Many parents have strong opinions about not giving what they consider to be a “handout,” especially when finances are tight. The most important thing is that you figure out what works for your family at a given time — there’s no “perfect” way to handle an allowance, and if it’s not in the budget, there are tons of ways to teach money lessons for free — more on that below!
The Argument for NOT Tying an Allowance to Regular Chores
An allowance is a tool to learn about money, Lanza says. The goal is to open up positive conversations around the skills you want kids to learn. “When you tie allowance to chores, you’re setting yourself up for using allowance in a punitive way,” he says. What happens if your kid skips her chores? Develops a habit of rushing just to be paid? “There’s a bit of a cloud that starts to hang over the conversation,” he says. The chore focus shifts the conversation away from financial literacy.
That doesn’t mean your kid doesn’t do chores or that they won’t learn the value of work. “Doing unpaid chores around the house encourages your kid to develop internal motivation, which will help them down the line,” Kobliner says. Learning about money and chores are both important, but kids are learning different things from each conversation, and it’s easier to teach those lessons if you keep them separate.
It’s also perfectly fine to pay for optional above-and-beyond chores — things like cleaning the garage, shoveling snow, or raking leaves. Your child gets the experience of working for money and developing an entrepreneurial spirit. That’s a different skill set from pitching in with family chores.
When and How to Start an Allowance
You can start offering your child an allowance younger than you think, possibly by age 4 or 5 or once kids start school. Some experts suggest offering around $20 per month, but you can offer more or less depending on the age of the child, the lessons you hope to teach, what you are expecting your child to pay for with the money (you can give more through the years if you increase the things that they have to pay for with “their money”) and your family’s budget.
Lanza suggests having three jars where your child can keep their money — a “save jar” for money to be saved for the future, a “spend jar” for money that can be spent now, and a “share jar” for charitable contributions. Let’s say you give $5 per week to your 5-year-old. That might divide up into $1/save, $3/spend and $1/share, (20%/60%/20%). The goal is to give kids enough spending money that they have some purchasing power and room for decisions, but they also develop a regular habit of saving and giving.
The added benefit of the jars? It takes you out of the driver’s seat when you’re in the grocery store line being hit with requests for comic books and candy. Once you’ve established rules for the categories that you aren’t going to be covering, let your kids decide what they want most — it’s their allowance. And many times, they’ll be much more responsible with their own money than they will be yours, Lanza says.
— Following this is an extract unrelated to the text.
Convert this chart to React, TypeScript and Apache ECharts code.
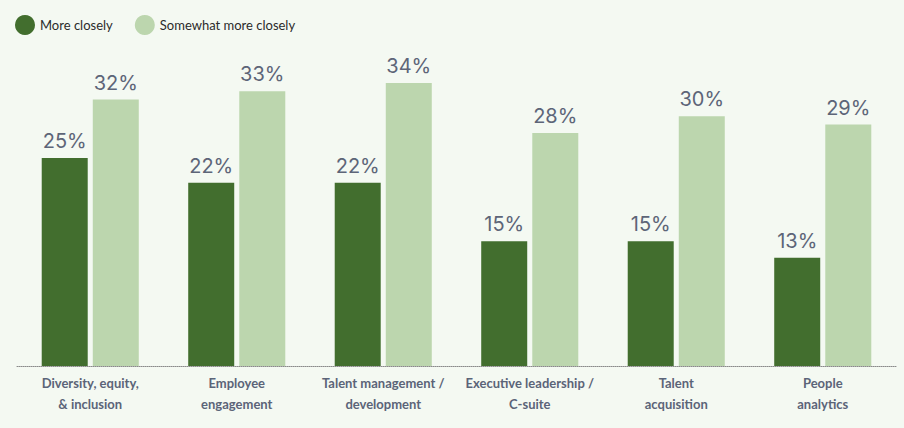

Also, your kids will learn more about money when you kick it old-school and give them cash. They learn better via hands-on experience, with real bills and coins to put into their jars. Kobliner recommends offering your child a cash allowance through high school. Just make sure you transition to debit cards and apps before kids leave home for college so they can practice with digital payment methods, Lanza says. (Why is cash so important? Research shows that parting with cash makes us think more critically about our purchases than if we’re just swiping a credit card — and kids need to learn to manage the card temptation.)
Increase Financial Responsibility with Age — If You Have It in Your Budget
When kids are very little, they’ll use their small allowance for incidental spending, and you likely won’t be giving them very much. But once kids hit middle school, Lanza recommends what he calls a “break-through allowance.” That’s a larger allowance given monthly that may come with increased responsibility, such as paying their portion of their cell phone bill, putting money toward meals out with friends, or buying new clothing. Every family operates differently, so you get to decide what’s right for yours.
If a larger allowance sounds beyond your means, remember that the goal here isn’t to add a large line item to your budget — it’s to shift some of your own spending over to your child. (Like buying gas for their car, for example.) Start by tracking the spending you’d like to turn over to your child to identify an appropriate amount. The goal is that they’ll learn to make important choices about their spending — don’t bail them out if they spend all their money early in the month or buy something they regret.
Why Allowances Work
The true benefit of giving your kid an allowance is the conversations it opens up for your family to discuss the value of money, how to pay for goods, and the difference between needs and wants. Exposing your kids to financial literacy early is the best way to make them comfortable with money… And help you get more comfortable, too! Even if you’re not the best with money, you’ll have an opportunity to learn as you go with your kids, and as you do, your own comfort will grow.